Pope Francis’ Mercy vs. Left-wing Libertarianism

Millennial writer Meghan Clark has a new article at America responding to a NY Times op-ed that accuses Pope Francis of cruelty because he affirmed the Church’s opposition to abortion as he announced that all priests would be able to grant sacramental forgiveness to those who have procured an abortion during the Jubilee Year of Mercy:

Over the last four years, Pope Francis has developed a strong cultural critique of a throwaway culture that values profits and status over people and excludes those who are not considered useful. This tyranny of money, he recently said, is holding the family hostage and he has praised single mothers who bravely struggle to raise their children. The United States does not have guaranteed paid maternity leave, still has a significant problem with pregnancy discrimination, a serious lack of access to affordable childcare—it is not a society that is welcoming and supportive of women and children. I suspect if Pope Francis was showing compassion to single mothers constrained by the minimum wage, lack of paid sick leave and the inability to find affordable housing, Filipovic would be cheering his recognition of the way social structures constrain the full flourishing of women.

Why not here? Because, Pope Francis still believes that abortion is morally wrong and Ms. Filipovic doesn’t. It is ironic that in an effort to insist that the real guilt and stigma comes because people don’t support a woman’s choice to have an abortion, she minimizes the experience of women for whom abortion is experienced as tragic and complex. She falls into the trap of which she accuses Francis—reducing women’s experience to fit her ideological position….

Yes, Roman Catholicism makes a clear and unequivocal judgment that abortion is morally wrong. There is no sugar coating that for someone unapologetic in her insistence that abortion is a perfectly fine choice. Pope Francis is not going to come out and say that abortion is anything other than a grave tragedy and moral evil. But sin does not have the last word for Francis. Nothing is more powerful than the love of God and the experience of this is the clear mission of the Jubilee of Mercy. It takes some serious twisting of terms to turn that message into cruelty.

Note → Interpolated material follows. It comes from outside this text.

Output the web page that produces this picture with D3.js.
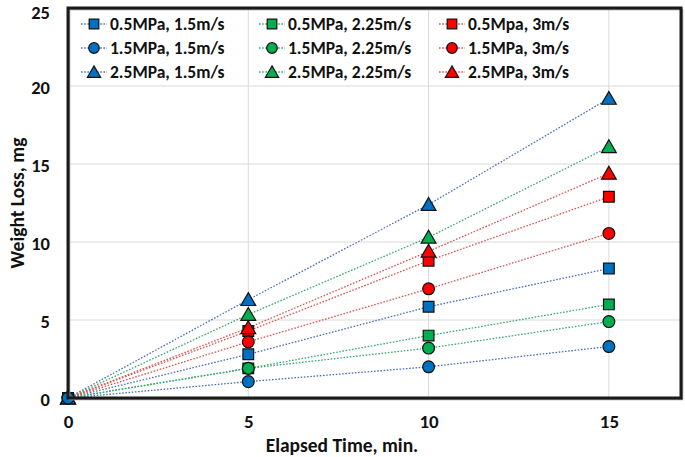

MSW also responds, contrasting Catholic thinking and the left-wing libertarian mindset that drives these types of attacks on Pope Francis:

My third objection is that both op-eds maintain an essentially libertarian stance, to which no Catholic can adhere. I could do this. I did it. End of discussion. “And that’s the thing about Francis’s forgiveness: It may sound nice, but there are strings attached,” writes Barbato. Ah, yes, those pesky strings. We call them solidarity in the Catholic tradition. Filipovic states, “Instead of treating women as adults who make their own decisions, the pope condescends to ‘all the women who have resorted to abortion,’ saying he is ‘well aware of the pressure that has led them to this decision.’ The threat of excommunication, at the very least, makes the church’s views on women’s rights clear.” Our society tells men and women what they can and cannot do with their bodies all the time: No one can ingest certain illegal substances, no one can drink too much and then drive, no one can sell one’s body for sex, etc. These laws are designed to help people from harming themselves and one another. We used to have such laws against abortion in this country – remember, there was even a time when feminists believed abortion was anti-female, but those were the days before libertarian ways of thinking took root and autonomy became a thing, the only thing, to celebrate….

What is most horrific about these essays in the sheer lack of human empathy, akin to what we witnessed from Doctor Deborah Nucatola in the first Planned Parenthood video, breezily eating her lunch while discussing the dismemberment of unborn children. The sheer lack of human empathy is what astounds. It has astounded some of my most pro-choice friends. And, that is why I am hopeful. This amoral language, so lacking in any shred of human empathy for anyone but oneself, shows the pro-choice movement to be isolated and desperate. Contrasted with the human sympathy that seems to come forth from every pore of Pope Francis, I think most people will chose his message, the biblical message, of sin and mercy, over this truly horrible language of no remorse, no regrets. The libertarianism of the left is as ugly as the libertarianism of the right. God bless Pope Francis for calling it out. And, God bless Barbato and Filipovic for demonstrating it in all its ugliness.